On sait qu’il n’y aura jamais d’internat au LMF et que le lycée restera mixte.
-en novembre 1934 lors d’une séance du conseil municipal la question de l’aménagement du terrain d’éducation physique est posée: « On a examiné l’opportunité d’une utile mitoyenneté de la salle d’éducation physique projetée au stade, cette salle sise entre le stade et le lycée pourra servir facilement aux deux établissements ».
-en juin 1935,les sorties scolaires sont déjà d’actualité,un article du Courrier du Maroc relate une excursion des élèves du LMF à Volubilis.
-en octobre 1935 rentrée scolaire sans problème si ce n’est toujours l’absence de classe de philo et d’internat Michel Kamm (père) journaliste écrit « le lycée de Fès , dont le programme de construction était à peu près terminé l’an dernier,n’a subi dans son ensemble aucun changement d’aspect ». Quatre cents élèves sont scolarisés et un « phénomène particulier cette année a été l’envahissement de la classe de 6ème:140 élèves!... Il a fallu former quatre divisions. Une de sixième A , deux de sixième C, et une section pratique créée cette année…Monsieur BASTI est toujours l’actif proviseur….»

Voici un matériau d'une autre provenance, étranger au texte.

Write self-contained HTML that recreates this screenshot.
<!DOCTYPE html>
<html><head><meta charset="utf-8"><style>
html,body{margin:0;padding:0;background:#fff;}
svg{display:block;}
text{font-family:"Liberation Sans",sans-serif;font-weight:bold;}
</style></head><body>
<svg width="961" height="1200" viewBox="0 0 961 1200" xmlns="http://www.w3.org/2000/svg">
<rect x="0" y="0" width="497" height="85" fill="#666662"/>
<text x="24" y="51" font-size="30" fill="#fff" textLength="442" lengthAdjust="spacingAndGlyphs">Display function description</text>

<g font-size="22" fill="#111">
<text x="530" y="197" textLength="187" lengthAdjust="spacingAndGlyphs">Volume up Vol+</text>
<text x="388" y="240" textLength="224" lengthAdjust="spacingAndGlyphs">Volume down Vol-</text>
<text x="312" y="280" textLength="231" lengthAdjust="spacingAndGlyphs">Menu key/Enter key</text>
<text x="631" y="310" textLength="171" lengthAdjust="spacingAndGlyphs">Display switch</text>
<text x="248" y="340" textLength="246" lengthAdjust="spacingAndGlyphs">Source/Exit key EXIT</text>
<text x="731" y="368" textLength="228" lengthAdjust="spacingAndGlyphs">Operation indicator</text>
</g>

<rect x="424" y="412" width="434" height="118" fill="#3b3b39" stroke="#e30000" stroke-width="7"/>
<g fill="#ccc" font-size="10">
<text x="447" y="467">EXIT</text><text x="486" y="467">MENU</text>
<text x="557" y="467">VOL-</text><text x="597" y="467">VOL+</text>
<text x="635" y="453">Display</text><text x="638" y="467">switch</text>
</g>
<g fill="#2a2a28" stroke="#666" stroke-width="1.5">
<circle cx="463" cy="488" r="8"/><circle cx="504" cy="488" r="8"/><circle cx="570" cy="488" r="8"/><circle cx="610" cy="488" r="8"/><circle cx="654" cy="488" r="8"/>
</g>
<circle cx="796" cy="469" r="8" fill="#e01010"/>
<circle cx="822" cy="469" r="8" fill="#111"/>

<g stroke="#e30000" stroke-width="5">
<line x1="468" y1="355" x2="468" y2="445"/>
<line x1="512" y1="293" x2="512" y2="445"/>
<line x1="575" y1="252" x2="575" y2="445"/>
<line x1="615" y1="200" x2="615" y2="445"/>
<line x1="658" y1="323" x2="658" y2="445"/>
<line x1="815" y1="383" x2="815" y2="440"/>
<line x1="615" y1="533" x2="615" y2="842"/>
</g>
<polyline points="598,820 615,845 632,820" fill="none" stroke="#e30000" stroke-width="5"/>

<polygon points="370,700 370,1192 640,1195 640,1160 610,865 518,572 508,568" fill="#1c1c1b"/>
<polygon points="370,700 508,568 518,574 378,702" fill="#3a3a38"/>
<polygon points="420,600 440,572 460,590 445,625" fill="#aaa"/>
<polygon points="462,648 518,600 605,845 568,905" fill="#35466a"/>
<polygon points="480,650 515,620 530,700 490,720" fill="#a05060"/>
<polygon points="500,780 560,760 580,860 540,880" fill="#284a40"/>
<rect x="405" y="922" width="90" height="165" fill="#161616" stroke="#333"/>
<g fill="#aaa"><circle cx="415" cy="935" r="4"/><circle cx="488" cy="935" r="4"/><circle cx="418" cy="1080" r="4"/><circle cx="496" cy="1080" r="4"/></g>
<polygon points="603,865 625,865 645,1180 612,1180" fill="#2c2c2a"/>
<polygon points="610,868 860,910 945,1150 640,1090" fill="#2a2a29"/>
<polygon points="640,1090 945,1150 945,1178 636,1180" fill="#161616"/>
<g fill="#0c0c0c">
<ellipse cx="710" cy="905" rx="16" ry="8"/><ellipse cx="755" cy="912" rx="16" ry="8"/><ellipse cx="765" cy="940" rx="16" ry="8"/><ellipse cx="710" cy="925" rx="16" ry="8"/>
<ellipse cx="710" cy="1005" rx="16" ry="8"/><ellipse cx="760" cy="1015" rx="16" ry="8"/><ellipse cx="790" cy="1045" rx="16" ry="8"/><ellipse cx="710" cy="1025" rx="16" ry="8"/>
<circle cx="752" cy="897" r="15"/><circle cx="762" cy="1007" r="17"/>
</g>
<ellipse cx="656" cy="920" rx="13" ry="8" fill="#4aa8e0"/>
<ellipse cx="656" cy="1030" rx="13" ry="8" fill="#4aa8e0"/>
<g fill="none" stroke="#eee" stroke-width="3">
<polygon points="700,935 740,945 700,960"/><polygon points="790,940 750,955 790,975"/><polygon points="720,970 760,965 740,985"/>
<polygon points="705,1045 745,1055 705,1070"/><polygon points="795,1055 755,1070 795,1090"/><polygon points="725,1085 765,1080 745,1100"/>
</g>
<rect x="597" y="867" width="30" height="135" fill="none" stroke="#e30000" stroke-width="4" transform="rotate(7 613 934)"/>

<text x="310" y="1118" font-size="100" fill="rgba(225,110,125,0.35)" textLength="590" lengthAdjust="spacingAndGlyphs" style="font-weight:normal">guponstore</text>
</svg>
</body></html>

-en septembre 1936 création d’une section commerciale dans le but de former des employés de bureau et des auxiliaires commerciaux et de donner une instruction professionnelle et technique pour faire une carrière commerciale. La scolarité durera trois ans avec ouverture de la première année en octobre 1936. Le programme est ainsi défini pour la première année:
-une partie générale assurée par les professeurs du lycée
-une partie professionnelle assurée par des techniciens
-comptabilité, droit économique, dactylo et sténographie
Il est également précisé que « l’on attachera une importance particulière à l’enseignement de l’arabe » et que
« la création de cette section revêt un caractère d’intérêt public et social ……les parents réfléchiront à orienter leurs enfants vers des carrières d’accession facile et pratique au lieu de continuer à les lancer sans beaucoup de discernement vers la poursuite de diplômes qui ne créent actuellement que des chômeurs intellectuels ( embouteillage de la fonction publique )…» L’école,usine à chômeurs n’est donc pas une notion moderne!!

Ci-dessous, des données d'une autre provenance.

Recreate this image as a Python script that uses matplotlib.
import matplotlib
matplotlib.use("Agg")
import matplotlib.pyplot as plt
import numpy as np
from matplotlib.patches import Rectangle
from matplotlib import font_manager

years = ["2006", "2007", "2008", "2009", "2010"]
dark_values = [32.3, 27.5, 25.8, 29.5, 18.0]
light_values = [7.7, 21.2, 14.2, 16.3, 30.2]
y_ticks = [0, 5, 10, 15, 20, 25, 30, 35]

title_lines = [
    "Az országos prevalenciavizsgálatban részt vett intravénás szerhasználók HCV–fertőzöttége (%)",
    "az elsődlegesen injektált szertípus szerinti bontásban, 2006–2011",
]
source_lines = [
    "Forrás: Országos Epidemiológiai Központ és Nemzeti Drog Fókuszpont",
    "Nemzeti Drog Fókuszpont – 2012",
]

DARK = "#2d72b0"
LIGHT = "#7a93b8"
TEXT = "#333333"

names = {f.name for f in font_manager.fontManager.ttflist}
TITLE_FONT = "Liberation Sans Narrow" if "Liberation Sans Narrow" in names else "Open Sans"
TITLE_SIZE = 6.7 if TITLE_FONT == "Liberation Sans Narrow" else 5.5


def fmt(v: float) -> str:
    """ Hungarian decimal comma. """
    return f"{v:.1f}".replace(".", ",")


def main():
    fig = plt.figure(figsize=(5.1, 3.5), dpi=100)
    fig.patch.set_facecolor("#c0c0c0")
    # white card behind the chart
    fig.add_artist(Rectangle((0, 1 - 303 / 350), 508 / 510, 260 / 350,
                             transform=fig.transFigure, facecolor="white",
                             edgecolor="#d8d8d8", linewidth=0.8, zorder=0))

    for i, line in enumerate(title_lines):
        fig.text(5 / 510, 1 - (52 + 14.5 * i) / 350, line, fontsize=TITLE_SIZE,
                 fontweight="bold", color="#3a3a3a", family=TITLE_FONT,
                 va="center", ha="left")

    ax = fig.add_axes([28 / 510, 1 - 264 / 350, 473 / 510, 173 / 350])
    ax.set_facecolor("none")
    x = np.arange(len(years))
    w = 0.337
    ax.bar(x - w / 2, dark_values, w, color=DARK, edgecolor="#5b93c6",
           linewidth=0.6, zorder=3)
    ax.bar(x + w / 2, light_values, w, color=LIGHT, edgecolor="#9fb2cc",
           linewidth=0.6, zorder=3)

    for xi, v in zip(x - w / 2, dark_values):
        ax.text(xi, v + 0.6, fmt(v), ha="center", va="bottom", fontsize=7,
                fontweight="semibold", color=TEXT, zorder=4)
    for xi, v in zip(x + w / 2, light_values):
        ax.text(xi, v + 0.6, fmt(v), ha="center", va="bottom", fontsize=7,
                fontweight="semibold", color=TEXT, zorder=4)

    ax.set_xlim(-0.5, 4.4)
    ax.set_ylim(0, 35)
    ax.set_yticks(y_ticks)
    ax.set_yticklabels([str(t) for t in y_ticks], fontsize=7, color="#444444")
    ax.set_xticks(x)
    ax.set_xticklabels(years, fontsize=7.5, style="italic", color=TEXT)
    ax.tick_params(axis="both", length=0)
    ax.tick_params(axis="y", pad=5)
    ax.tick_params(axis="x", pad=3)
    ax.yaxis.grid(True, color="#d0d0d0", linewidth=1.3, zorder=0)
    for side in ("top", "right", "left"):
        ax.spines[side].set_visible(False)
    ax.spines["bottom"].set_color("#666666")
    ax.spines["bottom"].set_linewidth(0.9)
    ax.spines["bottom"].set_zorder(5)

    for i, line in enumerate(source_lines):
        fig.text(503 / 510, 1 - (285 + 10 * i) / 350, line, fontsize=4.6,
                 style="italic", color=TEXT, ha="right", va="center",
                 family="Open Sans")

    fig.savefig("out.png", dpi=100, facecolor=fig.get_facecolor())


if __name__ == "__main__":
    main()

-en octobre 1936 trois nouveaux: Mlle BOMBAL remplace Mlle TEBOUL comme professeur d’arabe,
Mr DAVID de retour du service militaire devient professeur d’allemand (en remplacement de Mlle LEFAIT ) et Mr SERTILANGE ,professeur de mathématiques succède à Mr PORTA nommé à Casablanca.
-le 22 mars 1937 création de l’association des parents des élèves du lycée. La soixantaine de parents présents approuve les statuts, élit un comité de dix membres qui vote à bulletin secret pour déterminer les fonctions de chacun. Le premier président est Maître TRESORIER, avocat. La cotisation annuelle est fixée à dix Francs par membre
-le 29 avril 1937 annonce de la création en octobre 1937 de la classe de philosophie au lycée et du recrutement en cours d’un titulaire pour le poste. «..Grâce à cette création, notre grand établissement universitaire (!) conduira les étudiants dans tout le cycle des études jusqu’au baccalauréat inclus (2ème partie ).

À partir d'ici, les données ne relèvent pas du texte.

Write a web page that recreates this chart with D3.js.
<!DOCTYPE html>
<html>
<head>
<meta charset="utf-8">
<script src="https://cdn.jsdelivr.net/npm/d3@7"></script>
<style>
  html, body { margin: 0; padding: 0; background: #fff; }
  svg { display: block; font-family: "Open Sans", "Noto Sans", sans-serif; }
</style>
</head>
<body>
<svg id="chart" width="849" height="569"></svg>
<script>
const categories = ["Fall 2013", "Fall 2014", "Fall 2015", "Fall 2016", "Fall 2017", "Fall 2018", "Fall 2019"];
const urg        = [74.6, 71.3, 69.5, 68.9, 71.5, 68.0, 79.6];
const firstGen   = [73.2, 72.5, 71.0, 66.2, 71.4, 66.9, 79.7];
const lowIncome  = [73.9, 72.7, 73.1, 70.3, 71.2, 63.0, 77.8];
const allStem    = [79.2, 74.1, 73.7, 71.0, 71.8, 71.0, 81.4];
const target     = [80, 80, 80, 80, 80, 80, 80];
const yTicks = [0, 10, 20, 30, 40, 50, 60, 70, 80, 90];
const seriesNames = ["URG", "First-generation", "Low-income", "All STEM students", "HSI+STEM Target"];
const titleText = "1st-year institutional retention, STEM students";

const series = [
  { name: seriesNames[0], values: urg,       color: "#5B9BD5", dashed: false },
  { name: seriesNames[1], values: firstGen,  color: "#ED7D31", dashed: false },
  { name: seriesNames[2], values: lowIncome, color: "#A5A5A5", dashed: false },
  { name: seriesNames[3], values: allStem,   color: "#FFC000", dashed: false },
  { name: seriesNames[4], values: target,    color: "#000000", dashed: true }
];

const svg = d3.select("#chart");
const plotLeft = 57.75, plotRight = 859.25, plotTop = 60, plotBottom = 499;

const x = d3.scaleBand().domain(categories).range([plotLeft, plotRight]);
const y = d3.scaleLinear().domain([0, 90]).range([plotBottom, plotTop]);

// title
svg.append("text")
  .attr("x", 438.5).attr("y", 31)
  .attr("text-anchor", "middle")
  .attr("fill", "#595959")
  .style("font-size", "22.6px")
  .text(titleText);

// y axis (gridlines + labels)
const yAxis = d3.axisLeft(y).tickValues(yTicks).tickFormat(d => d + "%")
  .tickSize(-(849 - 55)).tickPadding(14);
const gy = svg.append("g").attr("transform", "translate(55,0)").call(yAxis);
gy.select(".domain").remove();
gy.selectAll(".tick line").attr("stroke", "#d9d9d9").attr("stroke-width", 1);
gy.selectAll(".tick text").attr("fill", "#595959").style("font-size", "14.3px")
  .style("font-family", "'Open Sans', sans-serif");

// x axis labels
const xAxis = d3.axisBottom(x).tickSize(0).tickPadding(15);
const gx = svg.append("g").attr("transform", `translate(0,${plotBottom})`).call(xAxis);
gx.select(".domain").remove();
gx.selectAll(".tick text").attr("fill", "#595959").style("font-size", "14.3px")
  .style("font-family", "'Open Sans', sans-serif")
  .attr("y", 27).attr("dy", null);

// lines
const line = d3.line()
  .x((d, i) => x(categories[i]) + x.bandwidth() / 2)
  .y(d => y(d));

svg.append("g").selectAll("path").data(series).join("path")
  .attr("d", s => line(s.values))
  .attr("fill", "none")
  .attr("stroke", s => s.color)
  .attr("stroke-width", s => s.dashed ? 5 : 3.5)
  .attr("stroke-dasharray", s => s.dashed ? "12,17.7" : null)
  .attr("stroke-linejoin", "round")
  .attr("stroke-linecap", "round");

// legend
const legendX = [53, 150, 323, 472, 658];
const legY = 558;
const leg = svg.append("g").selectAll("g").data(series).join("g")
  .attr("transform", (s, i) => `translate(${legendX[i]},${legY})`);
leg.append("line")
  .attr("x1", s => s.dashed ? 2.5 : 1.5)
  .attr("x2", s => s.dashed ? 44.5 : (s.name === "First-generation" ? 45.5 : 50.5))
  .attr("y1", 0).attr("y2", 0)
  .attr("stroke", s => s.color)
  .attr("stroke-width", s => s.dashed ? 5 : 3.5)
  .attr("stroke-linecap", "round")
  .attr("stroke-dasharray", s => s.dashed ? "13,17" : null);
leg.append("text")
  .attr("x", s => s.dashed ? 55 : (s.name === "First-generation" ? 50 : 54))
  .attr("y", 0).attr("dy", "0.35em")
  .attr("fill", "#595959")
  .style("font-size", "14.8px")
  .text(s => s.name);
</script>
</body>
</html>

-le 1er juillet 1937 distribution des prix sans solennité « dans la plus stricte intimité », le proviseur Mr BASTI étant malade, absent et en France, le surveillant général Mr PARENT faisant fonction de proviseur. La cérémonie a lieu dans le préau du lycée (et non au cinéma l’Empire comme d’habitude ), il n’y a pas de discours mais seulement la lecture du palmarès et du tableau du personnel.
-en octobre 1937 ouverture de la chaire de philosophie confiée à Mr BOULARD. A côté des élèves de la classe de philosophie du lycée, les bacheliers du collège musulman suivront au lycée les cours de philosophie et auront eux aussi, à Fès, un cycle complet des études secondaires.
-le 4 novembre 1937 décès de Mr BASTI proviseur du lycée.
Ces informations vont peut-être réveiller quelques mémoires assoupies et nous fournir une moisson de témoignages et de documents relatifs à l’histoire du lycée mixte de Fès!.